Microsoft is by no means conceding defeat in Judge Jackson's Federal district court. But Neukom suggests that its legal strategy is to prevail on appeal. "The thing to remember is that we're engaged in a legal decathlon, and we're still at an early stage," he explained.

Unless the two sides reach a settlement, Judge Jackson's ruling, expected by the end of the year, will certainly be reviewed by a Federal appeals court and possibly by the Supreme Court as well. If it goes to the Supreme Court, the Microsoft case may well not be finally determined until 2002, legal experts say.

A crucial decision by Judge Jackson a month before the trial began last October determined what the courtroom proceedings became: a sweeping portrayal of Microsoft by the Government as a bullying monopolist, supported by a parade of industry witnesses making a litany of allegations.

The Government's original complaint, filed in May 1998, charged that Microsoft was "engaged in a series of anticompetitive activities." But it focused largely on the company's tactics in the browser market against the Netscape Communications Corporation, and specifically on Microsoft's decision to fold its browser into its industry-standard Windows operating system. Microsoft, the Government contended, had illegally tied a second product to its monopoly product in a predatory effort to stifle competition and reduce consumer choice.

But a month later, the Government's tying theory suffered a severe blow when a Federal appeals court ruled in a related case that Microsoft should be free to blend its browser into Windows as long as it can make a "plausible claim" of business efficiency or consumer benefit from doing so.

Over the summer, the Justice Department and states continued investigating Microsoft's dealings with other companies and came up with new evidence involving Intel, Apple Computer and others -- all of it, the Government said, fit into Microsoft's "pattern of behavior" intended to stifle competition.

Over Microsoft's objections, Judge Jackson permitted the new evidence. Suddenly, the focus of the case widened well beyond the "browser wars" to a broad, multifaceted scheme by Microsoft to protect its monopoly.

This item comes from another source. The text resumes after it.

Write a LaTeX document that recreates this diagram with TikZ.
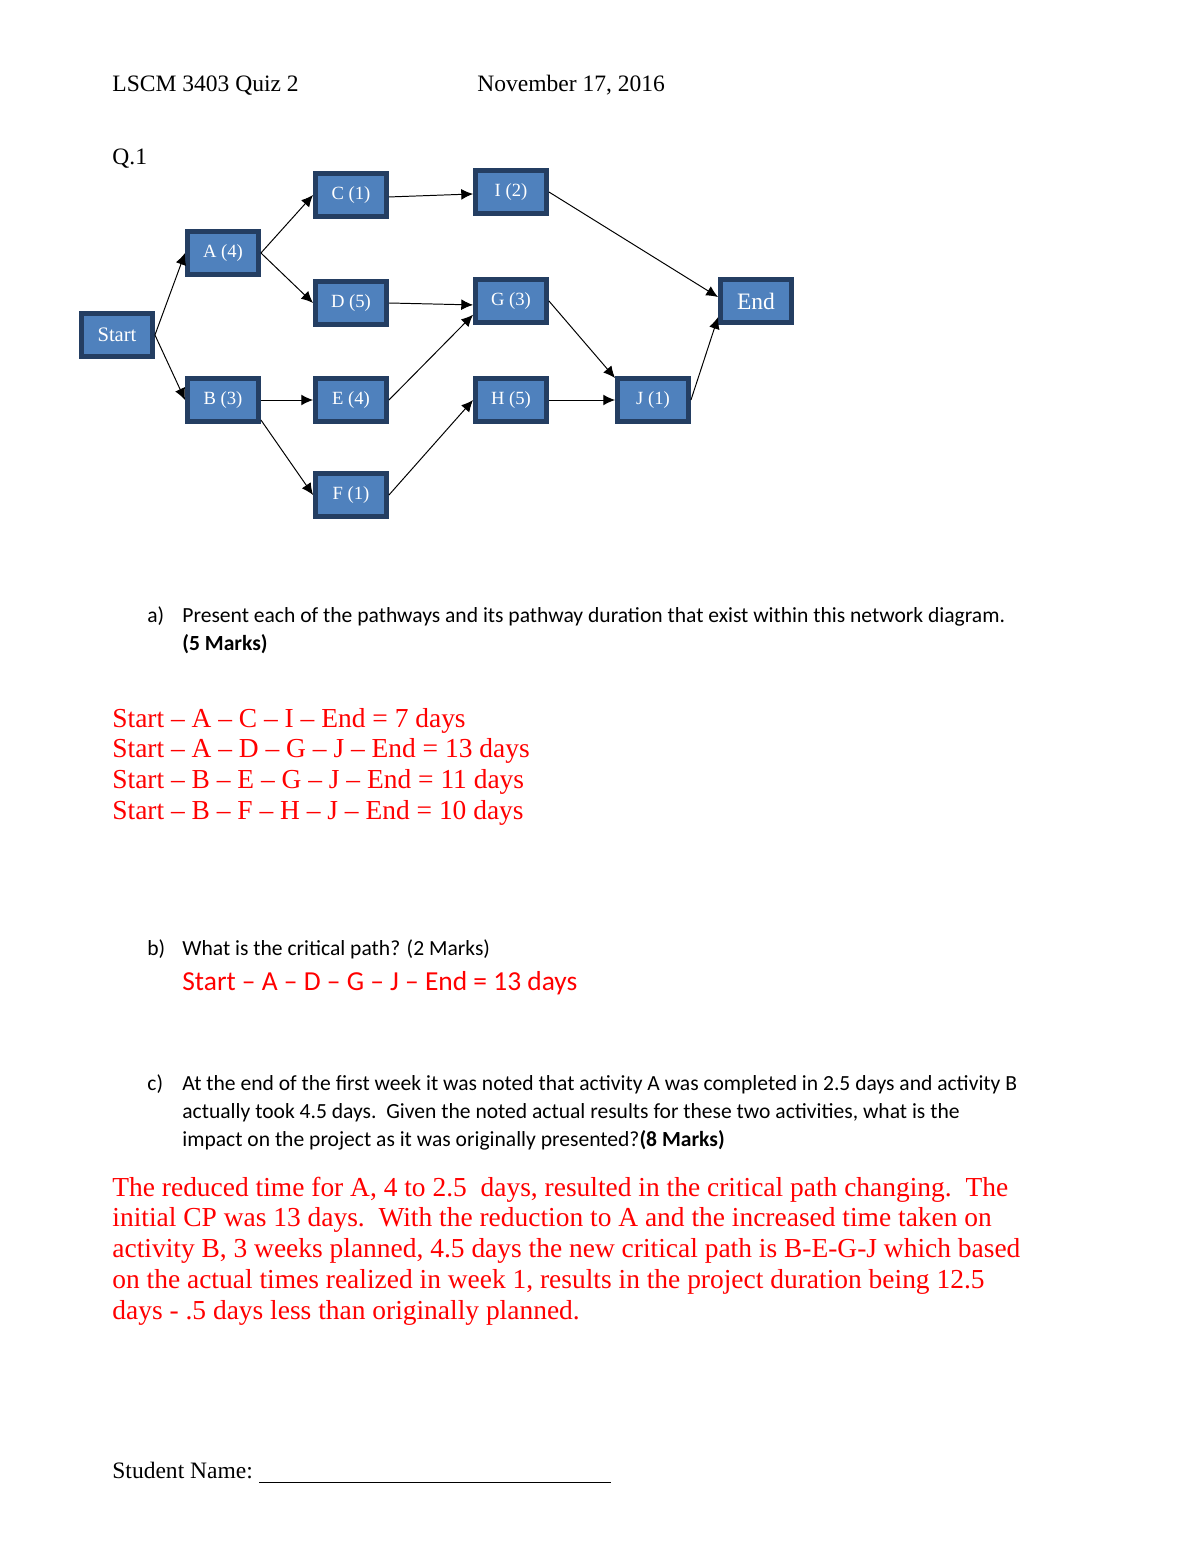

With the retooling, the Government case also acquired a broad narrative theme that rose above the arcane details that are an inevitable part of a high-tech antitrust trial. Whatever the legal merits, the approach made the Government's case a much more compelling story to tell in court. So when an Intel executive testified to a "credible and fairly terrifying" threat from Microsoft or when an America Online executive testified that it had no choice but to adopt Microsoft's browser in return for a coveted place on the Windows desktop, it all added detail to the Government's picture of Microsoft as an arm-twisting monopolist, stifling competition and innovation.

The Government and states believe that they have shown not only that Microsoft crossed the legal line repeatedly, but also that its monopoly is fairly durable, a crucial consideration for the courts.

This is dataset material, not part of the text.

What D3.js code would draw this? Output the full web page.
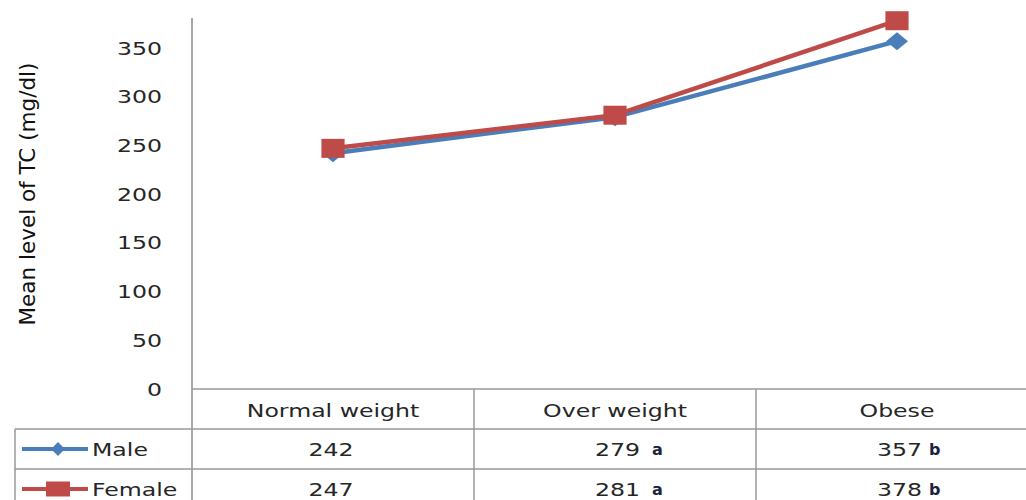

"If you think that Microsoft's operating system monopoly is going to go away in two or three years, then we shouldn't have brought this case," said Klein of the Justice Department.

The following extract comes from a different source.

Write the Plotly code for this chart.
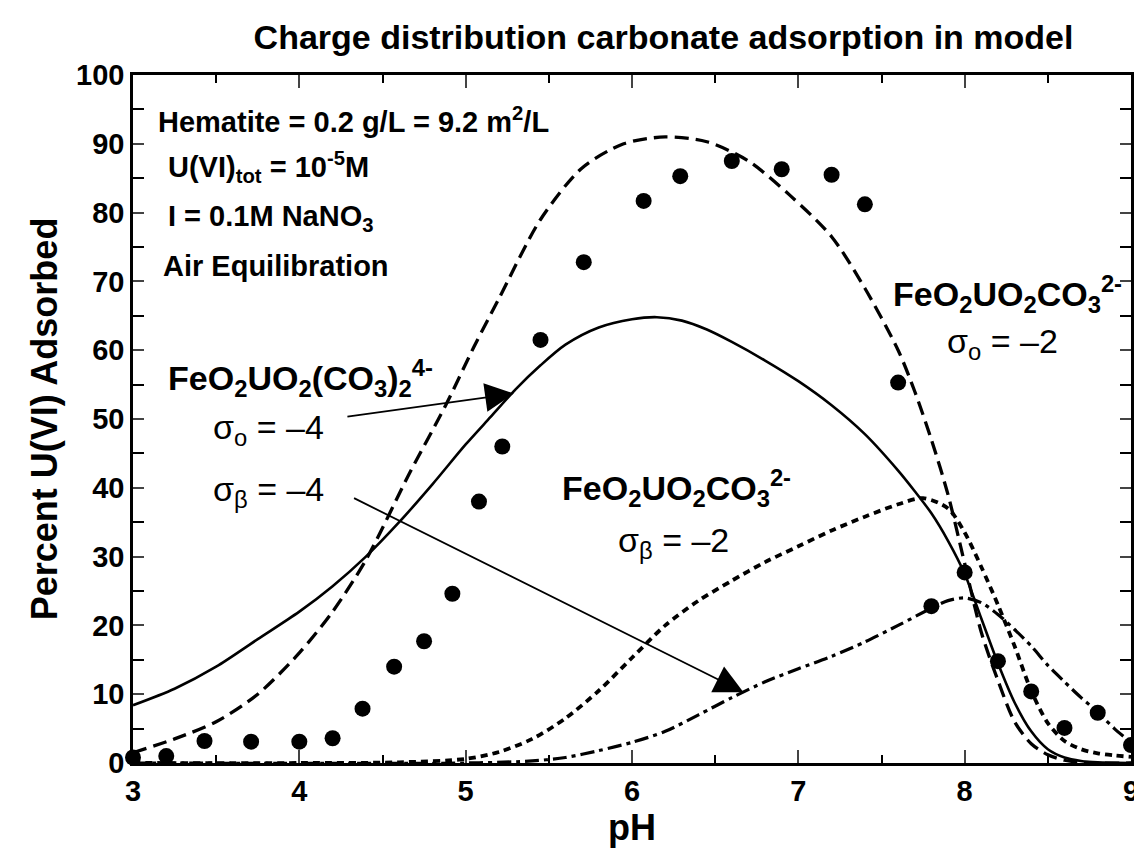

"But I obviously don't believe that. What this case is about is protecting innovation to make a dynamic industry even more dynamic and innovative."

Microsoft agrees that innovation is the goal, but counters that heavy-handed antitrust enforcement is the real threat. Microsoft's legal team insists that the law is on its side in this case, despite the evidence presented by the Government. They point to a general drift of pro-defendant rulings in antitrust cases over the last two decades, which speak approvingly of "fierce, no-holds-barred competition" and "the great race of competition."

"A lot of what's in the Government's case doesn't sound good, but it doesn't rise to the level of an antitrust violation," said Steven Holley, a Microsoft lawyer.

In its defense, Microsoft has leaned on two key themes. The first, in essence, is: Our actions may have hurt some rival, but where is the harm to competition in general and to consumers? And the second theme, linked to the first, is: This is a vibrant industry.

The harm, the Government and states reply, is that Microsoft's actions would be fine if it were still a scrappy entrepreneurial upstart rather than an industry-dominating force. "What Microsoft did not recognize is that it had crossed the line to become a monopolist, so its behavior had to change," said Thomas Miller, the Iowa Attorney General.

Microsoft disputes the monopolist label, but argues that the rules for dominant firms are not much different. "We should be competing as hard as we can for the next customer because that behavior is good for consumers," Neukom of Microsoft said.

In the end, clarifying the rules of legal behavior for powerful companies in the modern economy could well be the lasting legacy of the Microsoft case. "This case can really determine the boundaries on the conduct of dominant firms for decades," observed Kovacic of George Washington University.